A practical way to think about it: if two posts are meant to be part of the same campaign but carry different metadata values, your system treats them as different objects. That breaks filtering, weakens attribution, and makes audits harder.
According to Claravine, marketing metadata standardization helps teams work from consistent data and supports stronger downstream outcomes. That matters even more in Facebook page networks where pages sit across multiple business accounts and local operators often make independent publishing decisions.

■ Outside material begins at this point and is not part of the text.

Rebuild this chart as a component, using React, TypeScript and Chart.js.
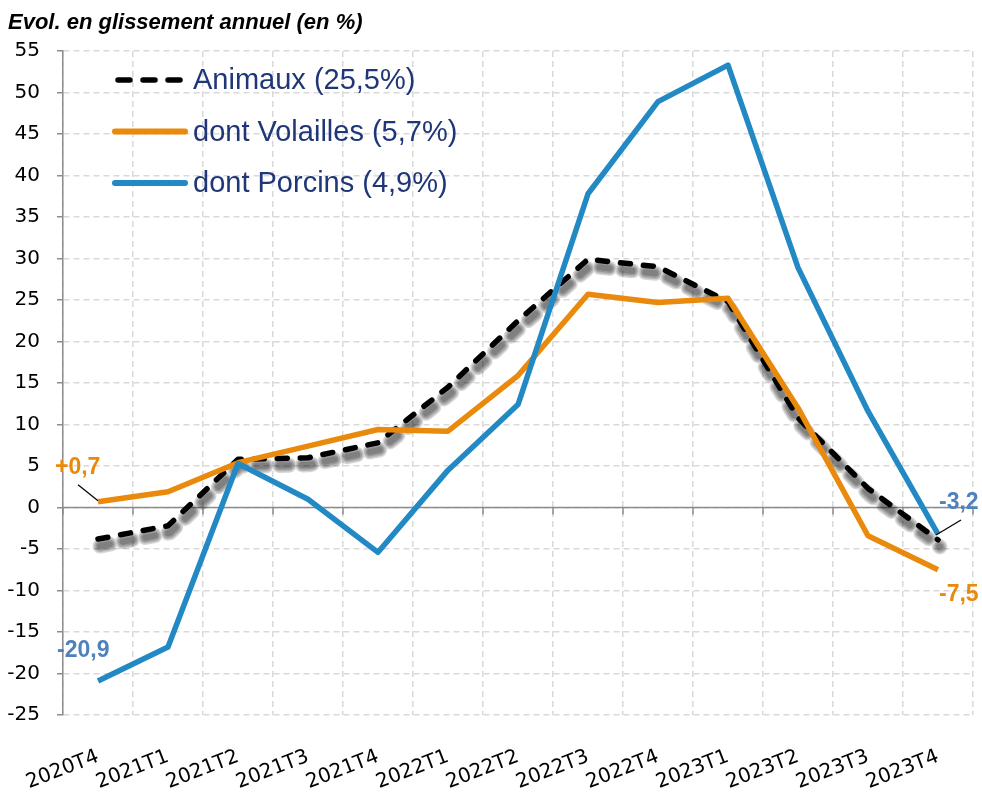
import React, { useEffect, useRef } from 'react';
import { Chart, registerables } from 'chart.js';

Chart.register(...registerables);

// ---- Data ----
const chartTitle = 'Evol. en glissement annuel (en %)';
const categories = [
  '2020T4', '2021T1', '2021T2', '2021T3', '2021T4', '2022T1', '2022T2',
  '2022T3', '2022T4', '2023T1', '2023T2', '2023T3', '2023T4',
];
const seriesNames = ['Animaux (25,5%)', 'dont Volailles (5,7%)', 'dont Porcins (4,9%)'];
const animaux = [-3.8, -2.2, 5.8, 6.0, 7.8, 14.5, 22.5, 29.9, 29.0, 24.8, 10.8, 2.3, -3.9];
const volailles = [0.7, 1.9, 5.4, 7.4, 9.4, 9.2, 15.9, 25.7, 24.7, 25.2, 12.0, -3.4, -7.5];
const porcins = [-20.9, -16.8, 5.3, 1.0, -5.4, 4.5, 12.4, 37.8, 48.9, 53.3, 28.9, 11.6, -3.2];
const yMin = -25;
const yMax = 55;
const yStep = 5;
const calloutTexts = ['+0,7', '-20,9', '-3,2', '-7,5'];

// ---- Styles ----
const BLACK = '#000000';
const ORANGE = '#E98A0D';
const BLUE = '#2389C4';
const LABEL_BLUE = '#4F81BD';
const LEGEND_TEXT = '#1F3677';
const GRID = '#D9D9D9';
const AXIS = '#8C8C8C';
const SANS = '"Liberation Sans", Arial, sans-serif';
const TICK_FONT = '"DejaVu Sans", sans-serif';
const ANIMAUX_DASH = [10, 13];

const zeroLinePlugin = {
  id: 'zeroLinePlugin',
  beforeDatasetsDraw(chart: any) {
    const { ctx, chartArea, scales } = chart;
    const y0 = scales.y.getPixelForValue(0);
    ctx.save();
    ctx.strokeStyle = AXIS;
    ctx.lineWidth = 1.5;
    ctx.setLineDash([]);
    ctx.beginPath();
    ctx.moveTo(chartArea.left, y0);
    ctx.lineTo(chartArea.right, y0);
    const n = categories.length;
    for (let i = 0; i <= n; i++) {
      let x: number;
      if (i === 0) x = chartArea.left;
      else if (i === n) x = chartArea.right;
      else x = (scales.x.getPixelForValue(i - 1) + scales.x.getPixelForValue(i)) / 2;
      ctx.moveTo(x, y0);
      ctx.lineTo(x, y0 + 7);
    }
    ctx.stroke();
    ctx.restore();

    // Soft shadow under the Animaux dashed line (layered strokes)
    const meta = chart.getDatasetMeta(0);
    const pts = meta.data.map((p: any) => ({ x: p.x, y: p.y }));
    ctx.save();
    ctx.lineCap = 'round';
    ctx.lineJoin = 'round';
    ctx.setLineDash(ANIMAUX_DASH);
    const layers = [15, 12, 9, 6];
    layers.forEach((w) => {
      ctx.strokeStyle = 'rgba(0,0,0,0.16)';
      ctx.lineWidth = w;
      ctx.beginPath();
      pts.forEach((p: any, i: number) => {
        if (i === 0) ctx.moveTo(p.x + 2, p.y + 7);
        else ctx.lineTo(p.x + 2, p.y + 7);
      });
      ctx.stroke();
    });
    ctx.restore();
  },
};

const decorPlugin = {
  id: 'decorPlugin',
  afterDraw(chart: any) {
    const { ctx, chartArea, scales } = chart;
    ctx.save();
    // Title
    ctx.fillStyle = '#000';
    ctx.font = `italic bold 22px ${SANS}`;
    ctx.textAlign = 'left';
    ctx.textBaseline = 'alphabetic';
    ctx.fillText(chartTitle, 8, 29);

    // Legend
    const colors = [BLACK, ORANGE, BLUE];
    chart.data.datasets.forEach((ds: any, i: number) => {
      const y = chartArea.top + 29 + i * 51.5;
      const x0 = chartArea.left + 52;
      const x1 = chartArea.left + 122;
      ctx.beginPath();
      ctx.strokeStyle = colors[i];
      ctx.lineWidth = i === 0 ? 5.5 : 6;
      ctx.lineCap = 'round';
      ctx.setLineDash(i === 0 ? [12, 13] : []);
      ctx.moveTo(x0 + (i === 0 ? 3 : 0), y);
      ctx.lineTo(x1, y);
      ctx.stroke();
      ctx.setLineDash([]);
      ctx.fillStyle = LEGEND_TEXT;
      ctx.font = `29px ${SANS}`;
      ctx.textAlign = 'left';
      ctx.textBaseline = 'middle';
      ctx.fillText(ds.label, x1 + 8, y + 1);
    });

    // Callouts
    const last = categories.length - 1;
    const px = (i: number) => scales.x.getPixelForValue(i);
    const py = (v: number) => scales.y.getPixelForValue(v);
    ctx.font = `bold 23px ${SANS}`;
    ctx.textAlign = 'left';
    ctx.textBaseline = 'alphabetic';

    // +0,7 (Volailles first point)
    const vx = px(0), vy = py(volailles[0]);
    ctx.fillStyle = ORANGE;
    ctx.fillText(calloutTexts[0], vx - 43, vy - 28);
    ctx.strokeStyle = '#000';
    ctx.lineWidth = 1.2;
    ctx.lineCap = 'butt';
    ctx.beginPath();
    ctx.moveTo(vx - 20, vy - 17);
    ctx.lineTo(vx, vy - 1);
    ctx.stroke();

    // -20,9 (Porcins first point)
    const p0x = px(0), p0y = py(porcins[0]);
    ctx.fillStyle = LABEL_BLUE;
    ctx.fillText(calloutTexts[1], p0x - 41, p0y - 24);

    // -3,2 (Porcins last point)
    const plx = px(last), ply = py(porcins[last]);
    ctx.fillStyle = LABEL_BLUE;
    ctx.fillText(calloutTexts[2], plx + 1, ply - 25);
    ctx.beginPath();
    ctx.moveTo(plx - 2, ply + 1);
    ctx.lineTo(plx + 23, ply - 14);
    ctx.stroke();

    // -7,5 (Volailles last point)
    const vlx = px(last), vly = py(volailles[last]);
    ctx.fillStyle = ORANGE;
    ctx.fillText(calloutTexts[3], vlx + 1, vly + 31);

    ctx.restore();
  },
};

export default function App() {
  const canvasRef = useRef<HTMLCanvasElement | null>(null);

  useEffect(() => {
    if (!canvasRef.current) return;
    const chart = new Chart(canvasRef.current, {
      type: 'line',
      data: {
        labels: categories,
        datasets: [
          {
            label: seriesNames[0],
            data: animaux,
            borderColor: BLACK,
            borderWidth: 5.5,
            borderDash: ANIMAUX_DASH,
            borderCapStyle: 'round',
            borderJoinStyle: 'round',
            pointRadius: 0,
            tension: 0,
            order: 2,
          },
          {
            label: seriesNames[1],
            data: volailles,
            borderColor: ORANGE,
            borderWidth: 5.5,
            borderJoinStyle: 'round',
            pointRadius: 0,
            tension: 0,
            order: 1,
          },
          {
            label: seriesNames[2],
            data: porcins,
            borderColor: BLUE,
            borderWidth: 5.5,
            borderJoinStyle: 'round',
            pointRadius: 0,
            tension: 0,
            order: 0,
          },
        ],
      },
      options: {
        animation: false,
        responsive: true,
        maintainAspectRatio: false,
        layout: { padding: { top: 51, left: 0, right: 9, bottom: 0 } },
        plugins: {
          legend: { display: false },
          title: { display: false },
          tooltip: { enabled: false },
        },
        scales: {
          x: {
            offset: true,
            grid: {
              offset: true,
              color: GRID,
              lineWidth: 1.5,
              drawTicks: false,
            },
            border: { display: false, dash: [6, 4] },
            ticks: {
              autoSkip: false,
              minRotation: 21,
              maxRotation: 21,
              padding: 30,
              color: '#000',
              font: { family: TICK_FONT, size: 20 },
            },
            afterFit(scale: any) {
              scale.height = 77;
              scale.paddingLeft = 0;
              scale.paddingRight = 0;
            },
          },
          y: {
            min: yMin,
            max: yMax,
            grid: {
              color: GRID,
              lineWidth: 1.5,
              drawTicks: true,
              tickLength: 6,
              tickColor: AXIS,
              tickBorderDash: [],
              tickWidth: 1.5,
            },
            border: { display: true, color: AXIS, width: 1.5, dash: [6, 4] },
            ticks: {
              stepSize: yStep,
              padding: 17,
              color: '#000',
              font: { family: TICK_FONT, size: 20 },
            },
            afterFit(scale: any) {
              scale.width = 63;
            },
          },
        },
      },
      plugins: [zeroLinePlugin, decorPlugin],
    } as any);
    return () => chart.destroy();
  }, []);

  return (
    <div style={{ position: 'fixed', left: 0, top: 0, width: 982, height: 792, background: '#fff' }}>
      <canvas ref={canvasRef} />
    </div>
  );
}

In large Facebook operations, metadata typically includes some combination of:
- Campaign name
- Content theme or category
- Market or region
- Monetization or revenue owner
- Approval status
- Asset version
- Tracking code or attribution label
- Posting objective
- Page group or business unit
- Operator or team owner
If those fields are optional, free-form, or inconsistently formatted, reporting drift becomes inevitable.
Here is the contrarian view that many teams need to hear: do not start by fixing dashboards; fix the input rules first. Dashboards can only summarize what operators entered. If field definitions are loose, every analytics layer above them becomes cleanup work.

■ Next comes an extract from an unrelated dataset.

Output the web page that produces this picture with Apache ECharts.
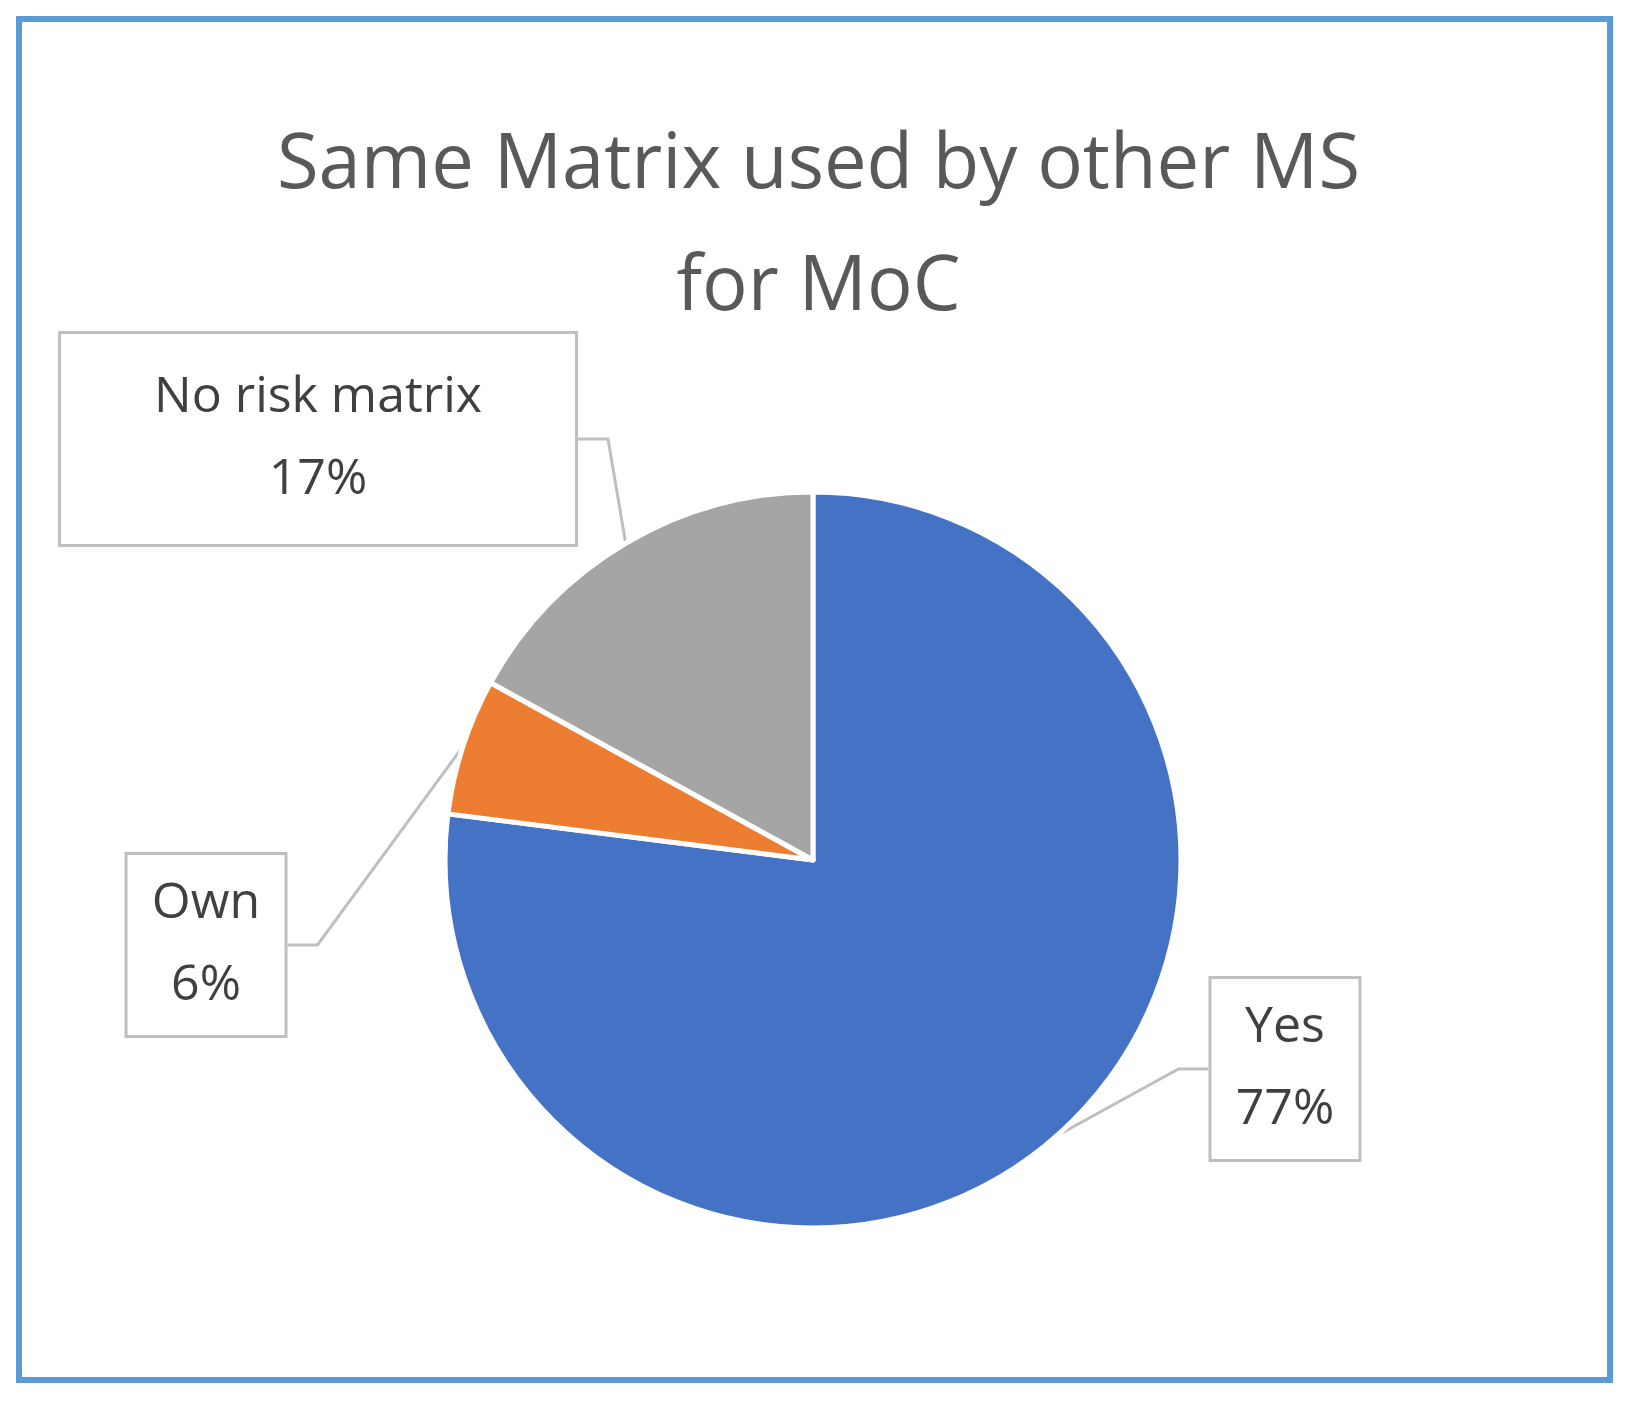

This is also why visibility matters. Teams trying to standardize post metadata usually discover that the real problem is not naming alone. It is the absence of a single system showing what was scheduled, what was published, and what failed. That is where a Facebook-first operations platform earns its place, especially when paired with strong queue controls and publishing visibility practices.
The minimum operating model you need before fixing a single field
Before changing tags, names, or taxonomy values, define the operating model. Otherwise the cleanup will not hold.
The simplest reusable model is a five-part metadata control model:
- Define the canonical fields and allowed values.
- Map local variations to the canonical taxonomy.
- Validate metadata before scheduling.
- Observe exceptions after publishing.
- Correct drift through ongoing ownership.
This model is simple on purpose. It gives operators, analysts, and approvers one shared sequence.
Define the canonical schema first
A schema is the required structure for each post record. In practice, this means every post should carry the same core metadata fields, with clear definitions.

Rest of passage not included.